Freddie’s ambition pricks at the brooding Bruce’s complacency as the latter shares a grim domestic life with his workshy father (Francis Magee). But when Freddie bumps into his childhood sweetheart, Julie (Felicity Jones), daughter of his new boss (Ralph Fiennes), it’s her longing for travel and adventure that begins to make him reassess his own material outlook. She too though, seems doomed to emulate the ignored existence of her mother (Emily Watson).

Gervais and Merchant’s leafy vision of seventies suburbia never seems too unpleasant – there’s no mention of the period’s high inflation, oil crisis or three day week for example. But a suffocating atmosphere pervades everything, epitomised by the laughably stuffy “Winner’s Ball” hosted by Freddie’s work.

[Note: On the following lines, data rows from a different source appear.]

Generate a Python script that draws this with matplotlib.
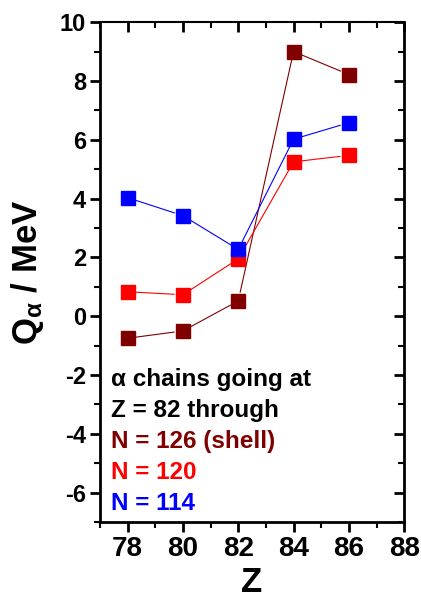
import numpy as np
import matplotlib
matplotlib.use("Agg")
import matplotlib.pyplot as plt

plt.rcParams['font.family'] = ['Liberation Sans', 'DejaVu Sans']
plt.rcParams['font.weight'] = 'bold'
plt.rcParams['axes.unicode_minus'] = False
plt.rcParams['mathtext.fontset'] = 'custom'
plt.rcParams['mathtext.rm'] = 'Liberation Sans:bold'
plt.rcParams['mathtext.bf'] = 'Liberation Sans:bold'
plt.rcParams['mathtext.sf'] = 'Liberation Sans'
plt.rcParams['mathtext.it'] = 'Liberation Sans'

# Daten
Z = [78, 80, 82, 84, 86]
q_n126 = [-0.75, -0.50, 0.52, 9.00, 8.22]   # N = 126 (shell)
q_n120 = [0.83, 0.73, 1.95, 5.25, 5.47]     # N = 120
q_n114 = [4.03, 3.42, 2.27, 6.02, 6.58]     # N = 114

x_ticks = [78, 80, 82, 84, 86, 88]
y_ticks = [-6, -4, -2, 0, 2, 4, 6, 8, 10]

series = [
    (q_n126, "#800000", "N = 126 (shell)"),
    (q_n120, "#ff0000", "N = 120"),
    (q_n114, "#0000ff", "N = 114"),
]

fig = plt.figure(figsize=(4.21, 5.99), dpi=100)
rect = [0.2375, 0.1285, 0.7225, 0.8345]
ax = fig.add_axes(rect)
ax.set_xlim(77, 88)
ax.set_ylim(-7, 10)


def gap_line(ax, x, y, color, gap=9):
    # Linien zwischen den Punkten mit Lücke um die Marker (Origin-Stil)
    pts = ax.transData.transform(np.column_stack([x, y]))
    inv = ax.transData.inverted()
    for p0, p1 in zip(pts[:-1], pts[1:]):
        d = p1 - p0
        L = np.hypot(*d)
        if L <= 2 * gap:
            continue
        u = d / L
        a = inv.transform(p0 + u * gap)
        b = inv.transform(p1 - u * gap)
        ax.plot([a[0], b[0]], [a[1], b[1]], color=color, lw=0.8, zorder=2)


for vals, col, lab in series:
    gap_line(ax, Z, vals, col)
    ax.plot(Z, vals, ls="none", marker="s", ms=9.5, color=col, zorder=3)

# Achsen unten/links: Ticks nach außen
ax.set_xticks(x_ticks)
ax.set_yticks(y_ticks)
ax.set_xticklabels([str(v) for v in x_ticks], fontsize=20, fontweight="bold")
ax.set_yticklabels([str(v) for v in y_ticks], fontsize=17, fontweight="bold")
ax.set_xticks(np.arange(77, 88.1, 1), minor=True)
ax.set_yticks(np.arange(-7, 10.1, 1), minor=True)
ax.tick_params(axis="both", which="major", direction="out", width=2, length=7, pad=3)
ax.tick_params(axis="both", which="minor", direction="out", width=1.5, length=4)
for s in ["left", "right", "bottom"]:
    ax.spines[s].set_linewidth(2)
ax.spines["top"].set_linewidth(1.5)

# Achsen oben/rechts: Ticks nach innen (zweite Achse drüber)
ax2 = fig.add_axes(rect, sharex=ax, sharey=ax)
ax2.patch.set_visible(False)
for s in ax2.spines.values():
    s.set_visible(False)
ax2.tick_params(axis="both", which="both", direction="in", bottom=False, left=False,
                top=True, right=True, labelbottom=False, labelleft=False)
ax2.tick_params(axis="both", which="major", width=2, length=7)
ax2.tick_params(axis="both", which="minor", width=1.5, length=4)

ax.set_xlabel("Z", fontsize=25, fontweight="bold", labelpad=3)
ax.set_ylabel(r"Q$_{\mathsf{α}}$ / MeV", fontsize=25, fontweight="bold", labelpad=10)

# Beschriftung
ax.text(0.036, 0.286, "α chains going at", transform=ax.transAxes, fontsize=17.5,
        fontweight="bold", color="black", va="center")
ax.text(0.036, 0.224, "Z = 82 through", transform=ax.transAxes, fontsize=17.5,
        fontweight="bold", color="black", va="center")
for i, (vals, col, lab) in enumerate(series):
    ax.text(0.036, 0.162 - 0.062 * i, lab, transform=ax.transAxes, fontsize=17.5,
            fontweight="bold", color=col, va="center")

fig.savefig("out.png", dpi=100)
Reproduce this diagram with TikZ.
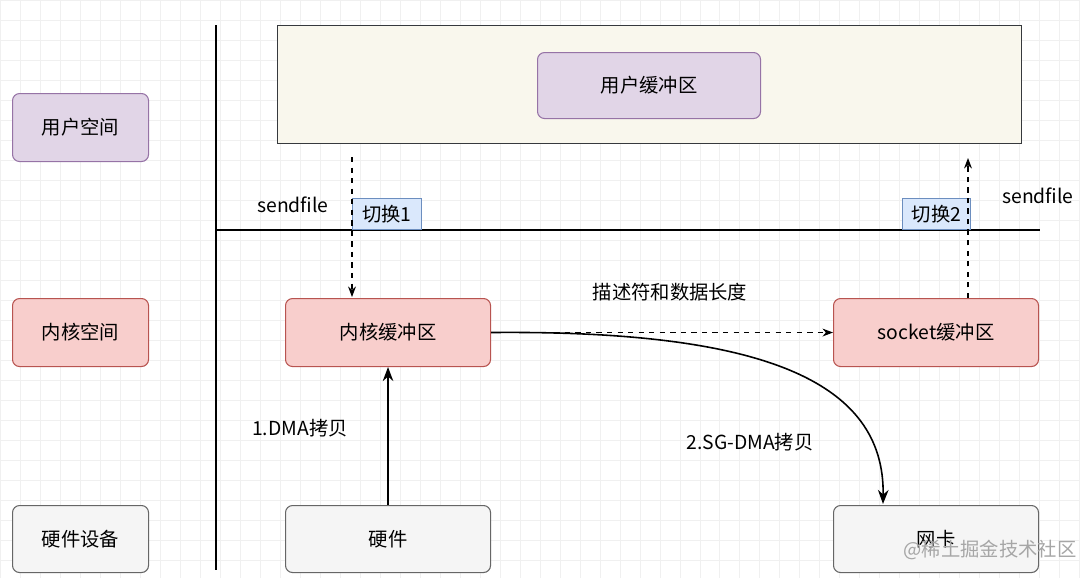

With increasing number of supporting characters and sub-plots, including a deliciously greasy turn from David Earl as his cafe-owning alter-ego Brian (Gittins), the film starts to creak under its caricaturing, from Freddie’s home life (a bickering Gervais, Julia Davis and Anne Reid cheekily foregrounding the racism of the era) to Fiennes’ working-class boy made good, who’s turned his back on his roots and become a monstrous chauvinist. At the other end of the social spectrum, Bruce’s father is always discovered getting slowly drunk on the sofa.

Snork’s ‘specialness’ becomes an over-relied upon source of laughs. And there’s a checklisty feel to the way the film ticks off issues of class, gender and the breakdown of the family unit, with each of the central characters denouements all more or less signposted. Nevertheless, Cemetery Junction possesses real warmth and is skilfully realised, with accomplished performances from its young, unknown leads, in the process demonstrating that The Office duo are more than capable of handling a 90 minute comedy-drama arc.